▶ Provided data:

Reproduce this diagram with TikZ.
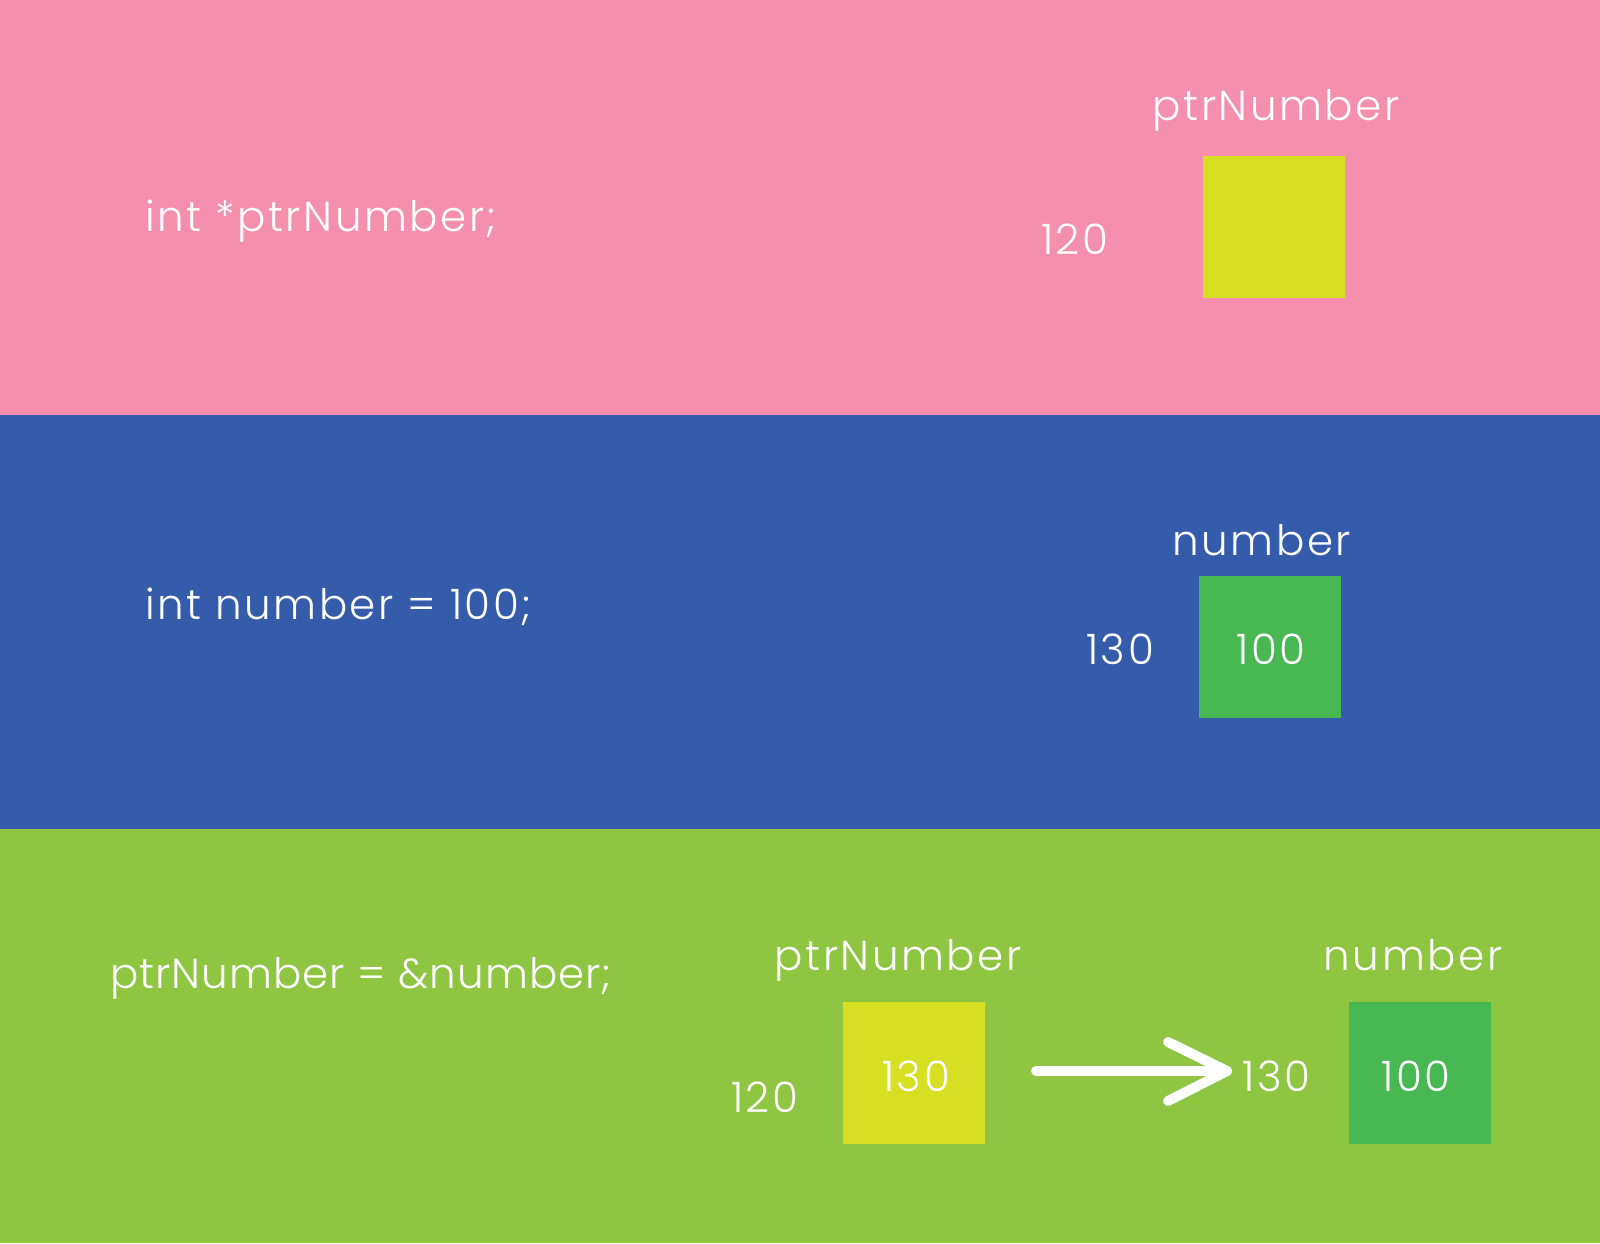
\documentclass[tikz,border=0pt]{standalone}
\usepackage{fontspec}
\setmainfont{Poppins}[UprightFont=* Light,LetterSpace=6]
\definecolor{pinkbg}{HTML}{F48FAD}
\definecolor{bluebg}{HTML}{355CAA}
\definecolor{greenbg}{HTML}{8FC641}
\definecolor{yelbox}{HTML}{D7DF22}
\definecolor{grnbox}{HTML}{48B853}
\begin{document}
\begin{tikzpicture}[x=1pt,y=-1pt,
  lbl/.style={text=white,font=\fontsize{42}{46}\selectfont,inner sep=0pt},
  box/.style={inner sep=0pt,minimum width=142pt,minimum height=142pt}]
\useasboundingbox (0,0) rectangle (1600,1243);
\fill[pinkbg] (0,0) rectangle (1600,415);
\fill[bluebg] (0,415) rectangle (1600,829);
\fill[greenbg] (0,829) rectangle (1600,1243);
% band 1
\node[lbl,anchor=base west] (c1) at (145,231) {int *ptrNumber;};
\node[box,fill=yelbox] (b1) at (1273.5,227) {};
\node[lbl,anchor=base] (n1) at (1276,120) {ptrNumber};
\node[lbl,anchor=base west] (a1) at (1041,254) {120};
% band 2
\node[lbl,anchor=base west] (c2) at (145,619) {int number = 100;};
\node[box,fill=grnbox] (b2) at (1270,647) {};
\node[lbl,anchor=base] (v2) at (1271,664) {100};
\node[lbl,anchor=base] (n2) at (1262,555) {number};
\node[lbl,anchor=base west] (a2) at (1086,664) {130};
% band 3
\node[lbl,anchor=base west] (c3) at (110,988) {\addfontfeature{LetterSpace=2.5}ptrNumber = \&number;};
\node[box,fill=yelbox] (b3) at (913.5,1072.5) {};
\node[lbl,anchor=base] (v3) at (916,1091) {130};
\node[lbl,anchor=base] (n3) at (898,970) {ptrNumber};
\node[lbl,anchor=base west] (a3) at (731,1112) {120};
\node[box,fill=grnbox] (b4) at (1420,1072.5) {};
\node[lbl,anchor=base] (v4) at (1416,1091) {100};
\node[lbl,anchor=base] (n4) at (1413,970) {number};
\node[lbl,anchor=base west] (a4) at (1242,1091) {130};
\coordinate (tail) at (1036,1071);
\coordinate (tip) at (1227,1071);
\draw[white,line width=10pt,line cap=round,line join=round] (tail) -- (tip);
\draw[white,line width=10pt,line cap=round,line join=round] (1168,1042) -- (tip) -- (1168,1101);
\end{tikzpicture}
\end{document}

▶ Direction: Reproduce the listing word for word and omit its pictures.

▶ Result of this exercise:
Reproduce this diagram with TikZ.
\documentclass[tikz,border=0pt]{standalone}
\usepackage{fontspec}
\setmainfont{Poppins}[UprightFont=* Light,LetterSpace=6]
\definecolor{pinkbg}{HTML}{F48FAD}
\definecolor{bluebg}{HTML}{355CAA}
\definecolor{greenbg}{HTML}{8FC641}
\definecolor{yelbox}{HTML}{D7DF22}
\definecolor{grnbox}{HTML}{48B853}
\begin{document}
\begin{tikzpicture}[x=1pt,y=-1pt,
  lbl/.style={text=white,font=\fontsize{42}{46}\selectfont,inner sep=0pt},
  box/.style={inner sep=0pt,minimum width=142pt,minimum height=142pt}]
\useasboundingbox (0,0) rectangle (1600,1243);
\fill[pinkbg] (0,0) rectangle (1600,415);
\fill[bluebg] (0,415) rectangle (1600,829);
\fill[greenbg] (0,829) rectangle (1600,1243);
% band 1
\node[lbl,anchor=base west] (c1) at (145,231) {int *ptrNumber;};
\node[box,fill=yelbox] (b1) at (1273.5,227) {};
\node[lbl,anchor=base] (n1) at (1276,120) {ptrNumber};
\node[lbl,anchor=base west] (a1) at (1041,254) {120};
% band 2
\node[lbl,anchor=base west] (c2) at (145,619) {int number = 100;};
\node[box,fill=grnbox] (b2) at (1270,647) {};
\node[lbl,anchor=base] (v2) at (1271,664) {100};
\node[lbl,anchor=base] (n2) at (1262,555) {number};
\node[lbl,anchor=base west] (a2) at (1086,664) {130};
% band 3
\node[lbl,anchor=base west] (c3) at (110,988) {\addfontfeature{LetterSpace=2.5}ptrNumber = \&number;};
\node[box,fill=yelbox] (b3) at (913.5,1072.5) {};
\node[lbl,anchor=base] (v3) at (916,1091) {130};
\node[lbl,anchor=base] (n3) at (898,970) {ptrNumber};
\node[lbl,anchor=base west] (a3) at (731,1112) {120};
\node[box,fill=grnbox] (b4) at (1420,1072.5) {};
\node[lbl,anchor=base] (v4) at (1416,1091) {100};
\node[lbl,anchor=base] (n4) at (1413,970) {number};
\node[lbl,anchor=base west] (a4) at (1242,1091) {130};
\coordinate (tail) at (1036,1071);
\coordinate (tip) at (1227,1071);
\draw[white,line width=10pt,line cap=round,line join=round] (tail) -- (tip);
\draw[white,line width=10pt,line cap=round,line join=round] (1168,1042) -- (tip) -- (1168,1101);
\end{tikzpicture}
\end{document}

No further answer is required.